Compute the geometric mean for positive values or compounded growth rates. Enter numbers separated by commas, spaces, or semicolons.

For growth rates, enter percentages like 4.2 for 4.2 percent.
All values must be greater than zero. Growth rates must be higher than -100 percent.

Results

Enter values and click calculate to see the geometric average, product, and interpretation.

How to calculate the geometric average

The geometric average, also called the geometric mean, is the most reliable way to summarize numbers that multiply together or compound over time. Unlike the arithmetic average, the geometric average respects proportional change. It is the right tool for investment returns, population growth, inflation rates, productivity indexes, and any series of ratios. If you need a single value that represents the typical factor by which something grows, the geometric average is the statistic you want. It is especially important when dealing with volatility, because it penalizes large negative swings more than the arithmetic mean does.

Think of the geometric average as a measure of the central tendency of multiplicative data. When values are percentages that build upon each other from one period to the next, the geometric average gives the constant rate that would lead to the same final outcome. A simple average of the rates can be misleading, particularly when the sequence includes sharp losses and gains. This is why finance, economics, environmental science, and quality engineering use the geometric average for long term comparisons and index building.

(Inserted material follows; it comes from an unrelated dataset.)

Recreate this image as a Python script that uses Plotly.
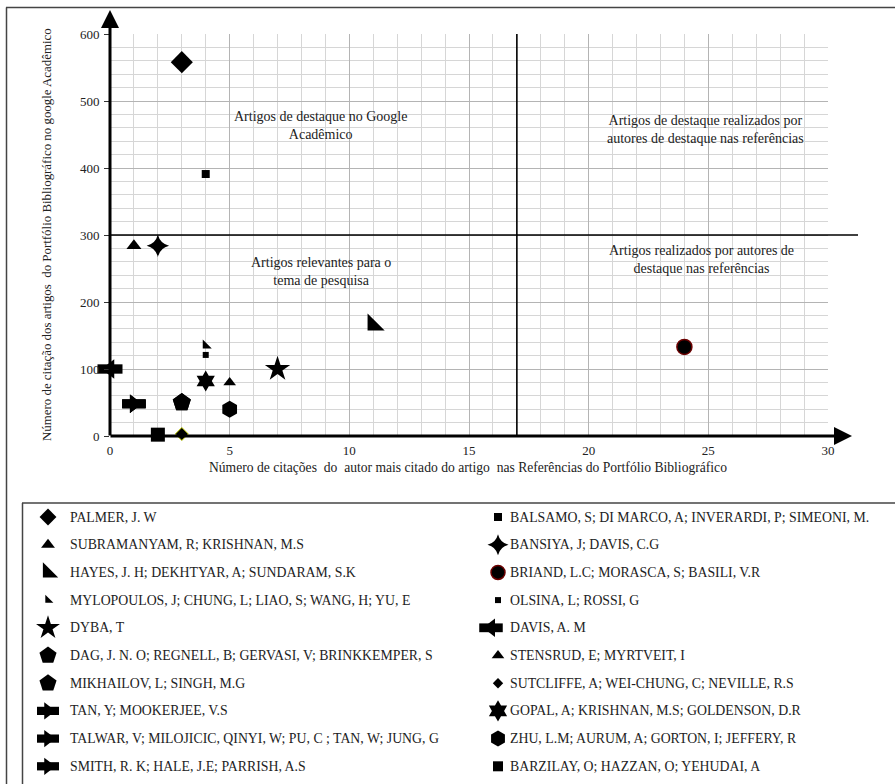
import plotly.graph_objects as go

W, H = 895, 784

# ---------------- data ----------------
authors = [
    "PALMER, J. W",
    "SUBRAMANYAM, R; KRISHNAN, M.S",
    "HAYES, J. H; DEKHTYAR, A; SUNDARAM, S.K",
    "MYLOPOULOS, J; CHUNG, L; LIAO, S; WANG, H; YU, E",
    "DYBA, T",
    "DAG, J. N. O; REGNELL, B; GERVASI, V; BRINKKEMPER, S",
    "MIKHAILOV, L; SINGH, M.G",
    "TAN, Y; MOOKERJEE, V.S",
    "TALWAR, V; MILOJICIC, QINYI, W; PU, C ; TAN, W; JUNG, G",
    "SMITH, R. K; HALE, J.E; PARRISH, A.S",
    "BALSAMO, S; DI MARCO, A; INVERARDI, P; SIMEONI, M.",
    "BANSIYA, J; DAVIS, C.G",
    "BRIAND, L.C; MORASCA, S; BASILI, V.R",
    "OLSINA, L; ROSSI, G",
    "DAVIS, A. M",
    "STENSRUD, E; MYRTVEIT, I",
    "SUTCLIFFE, A; WEI-CHUNG, C; NEVILLE, R.S",
    "GOPAL, A; KRISHNAN, M.S; GOLDENSON, D.R",
    "ZHU, L.M; AURUM, A; GORTON, I; JEFFERY, R",
    "BARZILAY, O; HAZZAN, O; YEHUDAI, A",
]
cit_autor = [3, 1, 11, 4, 7, 3, 3, 1, 1, 1, 4, 2, 24, 4, 0, 5, 3, 4, 5, 2]
cit_google = [558, 284, 166, 135, 100, 50, 50, 48, 48, 48, 391, 284, 133, 121, 100, 80, 3, 82, 40, 2]

x_ticks = [0, 5, 10, 15, 20, 25, 30]
y_ticks = [0, 100, 200, 300, 400, 500, 600]

quadrant_labels = [
    "Artigos de destaque no Google<br>Acadêmico",
    "Artigos de destaque realizados por<br>autores de destaque nas referências",
    "Artigos relevantes para o<br>tema de pesquisa",
    "Artigos realizados por autores de<br>destaque nas referências",
]
quadrant_pos_x = [8.8, 24.9, 8.8, 24.7]
quadrant_pos_y = [463, 457, 245, 263]
limit_x = 17
limit_y = 300

x_title = "Número de citações  do  autor mais citado do artigo  nas Referências do Portfólio Bibliográfico"
y_title = "Número de citação dos artigos  do Portfólio Bibliográfico no google Acadêmico"

# ---------------- styles ----------------
# (kind, symbol, plot size, legend size, line color, line width)
# kind "a" = block arrow built from a shaft + a head (symbol gives direction)
styles = [
    ("m", "diamond", 17, 13, None, 0),
    ("m", "triangle-up", 13, 12, None, 0),
    ("m", "triangle-sw", 19, 17, None, 0),
    ("m", "triangle-sw", 10, 9, None, 0),
    ("m", "star", 19, 18, None, 0),
    ("m", "pentagon", 19, 18, None, 0),
    ("m", "pentagon", 19, 18, None, 0),
    ("a", "right", 16, 15, None, 0),
    ("a", "right", 16, 15, None, 0),
    ("a", "right", 16, 15, None, 0),
    ("m", "square", 8, 8, None, 0),
    ("m", "star-diamond", 16, 15, None, 0),
    ("m", "circle", 15, 14, "#6b0000", 1.5),
    ("m", "square", 6, 6, None, 0),
    ("a", "left", 17, 16, None, 0),
    ("m", "triangle-up", 11, 11, None, 0),
    ("m", "diamond", 10, 8, "#c2cc00", 1),
    ("m", "hexagram", 16, 16, None, 0),
    ("m", "hexagon", 17, 16, None, 0),
    ("m", "square", 14, 10, None, 0),
]

SERIF = "Liberation Serif, Times New Roman, serif"


def px_x(p):
    return p / W


def px_y(p):
    return 1 - p / H


def add_glyph(fig, x, y, st, size, axes, name=None):
    kind, sym, psize, lsize, lcol, lw = st
    xa, ya = axes
    if kind == "m":
        fig.add_trace(go.Scatter(
            x=x, y=y, mode="markers", name=name, showlegend=False,
            cliponaxis=False, xaxis=xa, yaxis=ya,
            marker=dict(symbol=sym, size=size, color="black",
                        line=dict(color=lcol or "black", width=lw)),
        ))
    else:
        # block arrow: thick shaft + triangular head
        fig.add_trace(go.Scatter(
            x=x, y=y, mode="markers", name=name, showlegend=False,
            cliponaxis=False, xaxis=xa, yaxis=ya,
            marker=dict(symbol="line-ew", size=size * 1.05, color="black",
                        line=dict(color="black", width=size * 0.55)),
        ))
        fig.add_trace(go.Scatter(
            x=x, y=y, mode="markers", name=name, showlegend=False,
            cliponaxis=False, xaxis=xa, yaxis=ya,
            marker=dict(symbol="triangle-" + sym, size=size, color="black",
                        line=dict(width=0)),
        ))


fig = go.Figure()

# main plot marks
for name, xv, yv, st in zip(authors, cit_autor, cit_google, styles):
    add_glyph(fig, [xv], [yv], st, st[2], ("x", "y"), name=name)

# custom two-column legend (on its own hidden axes)
col_glyph_x = [48, 498]
col_text_x = [68, 508]
row_top = 517
row_step = 27.7
annotations = []
for i, (name, st) in enumerate(zip(authors, styles)):
    col, row = divmod(i, 10)
    gx = col_glyph_x[col]
    if st[0] == "a" and st[1] == "left":
        gx -= 7  # left-pointing arrow sits a little further from its label
    gy = row_top + row * row_step
    lst = st if st[5] > 1 else (st[0], st[1], st[2], st[3], None, 0)
    add_glyph(fig, [gx], [gy], lst, st[3], ("x2", "y2"))
    annotations.append(dict(
        x=col_text_x[col], y=gy, xref="x2", yref="y2", text=name, showarrow=False,
        xanchor="left", yanchor="middle", font=dict(family=SERIF, size=13.8, color="#222"),
    ))

# quadrant labels
for t, qx, qy in zip(quadrant_labels, quadrant_pos_x, quadrant_pos_y):
    annotations.append(dict(
        x=qx, y=qy, xref="x", yref="y", text=t, showarrow=False,
        xanchor="center", yanchor="middle", align="center",
        font=dict(family=SERIF, size=14, color="#222"),
    ))

# axis titles
annotations.append(dict(
    x=px_x(468), y=px_y(467), xref="paper", yref="paper", text=x_title, showarrow=False,
    xanchor="center", yanchor="middle", font=dict(family=SERIF, size=13.6, color="#222"),
))
annotations.append(dict(
    x=px_x(47), y=px_y(235), xref="paper", yref="paper", text=y_title, showarrow=False,
    textangle=-90, xanchor="center", yanchor="middle", font=dict(family=SERIF, size=12.9, color="#222"),
))

# axis arrows
annotations.append(dict(
    x=px_x(110), y=px_y(10), xref="paper", yref="paper", ax=0, ay=427, text="",
    showarrow=True, arrowhead=2, arrowwidth=3, arrowsize=1.2, arrowcolor="black",
))
annotations.append(dict(
    x=px_x(852), y=px_y(436), xref="paper", yref="paper", ax=-743, ay=0, text="",
    showarrow=True, arrowhead=2, arrowwidth=3, arrowsize=1.2, arrowcolor="black",
))

shapes = [
    # quadrant limits
    dict(type="line", xref="x", yref="y", x0=limit_x, x1=limit_x, y0=0, y1=600,
         line=dict(color="black", width=1.6)),
    dict(type="line", xref="paper", yref="y", x0=px_x(110), x1=px_x(858), y0=limit_y, y1=limit_y,
         line=dict(color="black", width=1.6)),
    # outer frame
    dict(type="line", xref="paper", yref="paper", x0=px_x(6), x1=px_x(900), y0=px_y(7.5), y1=px_y(7.5),
         line=dict(color="#444", width=1.5)),
    dict(type="line", xref="paper", yref="paper", x0=px_x(6.5), x1=px_x(6.5), y0=px_y(7.5), y1=px_y(790),
         line=dict(color="#444", width=1.5)),
    # legend box
    dict(type="line", xref="paper", yref="paper", x0=px_x(22), x1=px_x(900), y0=px_y(503), y1=px_y(503),
         line=dict(color="#444", width=1.5)),
    dict(type="line", xref="paper", yref="paper", x0=px_x(22.5), x1=px_x(22.5), y0=px_y(503), y1=px_y(790),
         line=dict(color="#444", width=1.5)),
]

fig.update_layout(
    width=W, height=H,
    margin=dict(l=0, r=0, t=0, b=0),
    paper_bgcolor="white", plot_bgcolor="white",
    showlegend=False,
    template="none",
    xaxis=dict(
        domain=[px_x(110), px_x(828)], range=[0, 30], tickvals=x_ticks,
        showgrid=True, gridcolor="#b4b4b4", gridwidth=1,
        minor=dict(dtick=1, showgrid=True, gridcolor="#d6d6d6", gridwidth=1),
        zeroline=False, showline=False, ticks="", automargin=False,
        ticklabelstandoff=5,
        tickfont=dict(family=SERIF, size=13, color="#222"),
        anchor="y", fixedrange=True,
    ),
    yaxis=dict(
        domain=[px_y(436), px_y(34)], range=[0, 600], tickvals=y_ticks,
        showgrid=True, gridcolor="#b4b4b4", gridwidth=1,
        minor=dict(dtick=20, showgrid=True, gridcolor="#d6d6d6", gridwidth=1),
        zeroline=False, showline=False, ticks="outside", ticklen=5, tickcolor="#333",
        ticklabelstandoff=2,
        automargin=False, tickfont=dict(family=SERIF, size=13, color="#222"),
        anchor="x", fixedrange=True,
    ),
    xaxis2=dict(domain=[0, 1], range=[0, W], visible=False, anchor="y2", fixedrange=True),
    yaxis2=dict(domain=[0, px_y(503)], range=[H, 503], visible=False, anchor="x2", fixedrange=True),
    annotations=annotations,
    shapes=shapes,
)

fig.write_html(
    "out.html",
    config={"displayModeBar": False},
    post_script="document.body.style.margin='0';document.body.style.overflow='hidden';",
)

Definition and core formula

Given n positive values, the geometric average is the nth root of their product. If the values are x1, x2, x3, … xn, the formula is:

Geometric mean: GM = (x1 × x2 × ... × xn)^(1/n)

For growth rates, it is often clearer to work with multipliers. If a series contains annual growth rates of r1, r2, r3, then each rate is converted into a multiplier like 1 + r. The geometric mean growth rate is:

Geometric mean growth rate: GM = ((1 + r1) × (1 + r2) × ... × (1 + rn))^(1/n) - 1

Key requirements for geometric averages include:

  • All values must be positive. A negative value makes the product negative and breaks the root.
  • Zero values invalidate the calculation because the product becomes zero.
  • For growth rates, the rate must be greater than -100 percent so the multiplier stays positive.

Step by step calculation method

You can calculate the geometric average by hand with a simple, reliable process. Use this checklist to avoid mistakes:

  1. List each value and confirm all of them are positive.
  2. If your data are growth rates, convert each rate into a multiplier by adding 1.
  3. Multiply all values or multipliers together to get a product.
  4. Take the nth root of the product, where n is the number of values.
  5. If you started with growth rates, subtract 1 from the result and convert back to a percent.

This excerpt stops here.